12 Ways to Allow Creative “Accidents” into Your Painting

By Susan Holland in Art Tutorials > Painting Tutorials

What’s an accident?

According to wikipedia, an accident is an “Unintended external action which occurs in a particular time and place, with no apparent and deliberate cause but with marked effects.” Usually an accident causes a negative outcome, which you try to avoid, if at all possible.

In other words. . . “If I’d only waited until this part of the watercolor was dry, the colors wouldn’t have bled into one another!” Or, “If I’d planned ahead, that unpleasantly shaped tree wouldn’t be in the middle of my painting!”

But paintings are like that. Sometimes you wish you could could return to the pristine white canvas you started with. Other times, the bleeding colors, or the unfortunate tree may be happy accidents that you end up liking. (Or it’s so bad you paint over it!)

Many a painting instructor would have scolded Degas for his awkward compositions, with the edge of the canvas interrupting a face, or a wall coming between all but a glimpse of part of a ballet dancer’s body. Degas’ people walk out of the canvas! His compositions are stunningly atypical, and he is famous for it. Were they accidents? Perhaps at first?

We wonder, because while staying inside the lines is safe, and usually good, it’s the exceptional that catches our attention and draws us in.

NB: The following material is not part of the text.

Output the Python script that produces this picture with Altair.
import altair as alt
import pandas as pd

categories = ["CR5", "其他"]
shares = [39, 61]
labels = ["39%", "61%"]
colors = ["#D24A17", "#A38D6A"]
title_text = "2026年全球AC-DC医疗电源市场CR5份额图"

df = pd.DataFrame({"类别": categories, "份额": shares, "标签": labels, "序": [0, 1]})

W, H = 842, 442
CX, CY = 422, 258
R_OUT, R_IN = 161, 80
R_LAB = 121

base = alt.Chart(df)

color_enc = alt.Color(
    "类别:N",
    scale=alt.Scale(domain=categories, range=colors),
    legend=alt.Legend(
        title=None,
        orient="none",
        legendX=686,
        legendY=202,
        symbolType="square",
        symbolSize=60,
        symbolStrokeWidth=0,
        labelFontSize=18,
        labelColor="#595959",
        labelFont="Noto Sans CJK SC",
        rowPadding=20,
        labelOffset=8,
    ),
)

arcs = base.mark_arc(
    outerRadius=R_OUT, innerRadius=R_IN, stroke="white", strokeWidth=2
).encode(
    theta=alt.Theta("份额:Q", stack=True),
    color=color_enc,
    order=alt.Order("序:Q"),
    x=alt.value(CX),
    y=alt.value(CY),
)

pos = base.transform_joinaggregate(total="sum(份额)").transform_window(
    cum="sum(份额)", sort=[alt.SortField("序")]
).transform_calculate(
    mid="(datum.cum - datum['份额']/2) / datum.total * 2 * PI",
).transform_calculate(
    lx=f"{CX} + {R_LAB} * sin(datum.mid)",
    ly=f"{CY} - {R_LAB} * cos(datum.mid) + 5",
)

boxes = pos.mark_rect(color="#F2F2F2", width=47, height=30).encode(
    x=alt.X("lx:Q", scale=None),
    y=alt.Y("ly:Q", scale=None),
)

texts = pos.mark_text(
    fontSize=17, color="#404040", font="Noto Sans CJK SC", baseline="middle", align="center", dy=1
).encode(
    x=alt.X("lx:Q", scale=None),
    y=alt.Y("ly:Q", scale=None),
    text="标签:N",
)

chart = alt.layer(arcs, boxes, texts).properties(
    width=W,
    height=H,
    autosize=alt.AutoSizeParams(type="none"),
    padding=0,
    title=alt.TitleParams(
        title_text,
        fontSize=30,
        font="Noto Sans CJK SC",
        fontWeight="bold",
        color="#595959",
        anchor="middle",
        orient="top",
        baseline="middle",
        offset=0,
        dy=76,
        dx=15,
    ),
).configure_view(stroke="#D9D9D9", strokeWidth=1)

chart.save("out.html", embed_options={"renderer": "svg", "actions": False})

Who doesn’t love where the clouds explode out of their confines and make wild patterns in the blue sky? We are delighted when we find a burst like that in a painting, where the artist has let the paint do the exploding, and the effect is so like nature. Was it an accident, or did the artist intend to make that happen?

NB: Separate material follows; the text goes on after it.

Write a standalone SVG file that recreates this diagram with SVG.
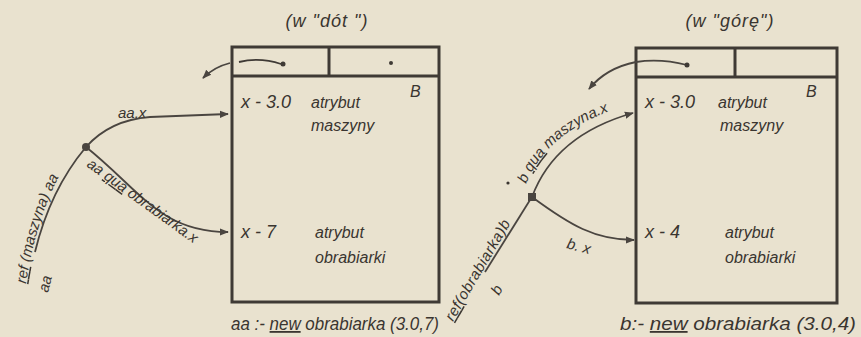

Obviously a seasoned watercolor painter knows from experience what will happen when a deep, watery blue hits wet paper. Blooms of paint spread wherever the water flows, until the pigment finally comes to rest. It’s a natural effect, uncontrolled by the artist, and perfect for a cloud.

What viewers notice most about a painting is the exceptions that makes a work different and more fascinating than the ordinary fare.

They notice the creative accidents.

There are many ways to break through the ordinary and allow such accidents in your work. Here are some of the ones I have used:

1. Prepare the surface in a way you have not done before, like distressing it, or ironing it, or scuffing it, or putting on a texture.

2. Do an opposite color underpainting! You will notice how the underpainting makes the final coat “pop” as bits of it peek through the top coat of paint.

3. Use a dryer or more liquid medium than you usually do.

4. Use a palette knife instead of a brush.

5. Use a thumb, or your fingers instead of a brush.

6. Outline all your shapes in fuzzy bright colors by scumbling, giving halo effects.

7. Drop brilliant color into a neutral scene.

8. Pick up top colors with the handle of a brush to reveal underpainting.

9. Scratch wet or dry paint with a tool to create texture. Try using a handmade tool with an unpredictable edge.

10. Drop medium into an area that has already been painted but is still wet, and see what the medium does.

11. Repeat any naturally-occuring “accidents” in one painting. For instance, where blooms have happened, continue to make blooms happen in the medium, making them part of the technique on purpose.

12. And there are myriad other ways. . . smudging, scraping, imprinting, waxing, wrinkling, burning. . .

it may even be worth taking a workshop, or getting a group together to explore new variations from the usual methods. Just experiment!

Most importantly, allow yourself the freedom to play with paint, texture, and tools without any preconceived ideas of what’s “right” or “wrong.” If you do, I guarantee you’ll find yourself wiser in the use of intentional accidents in your future paintings.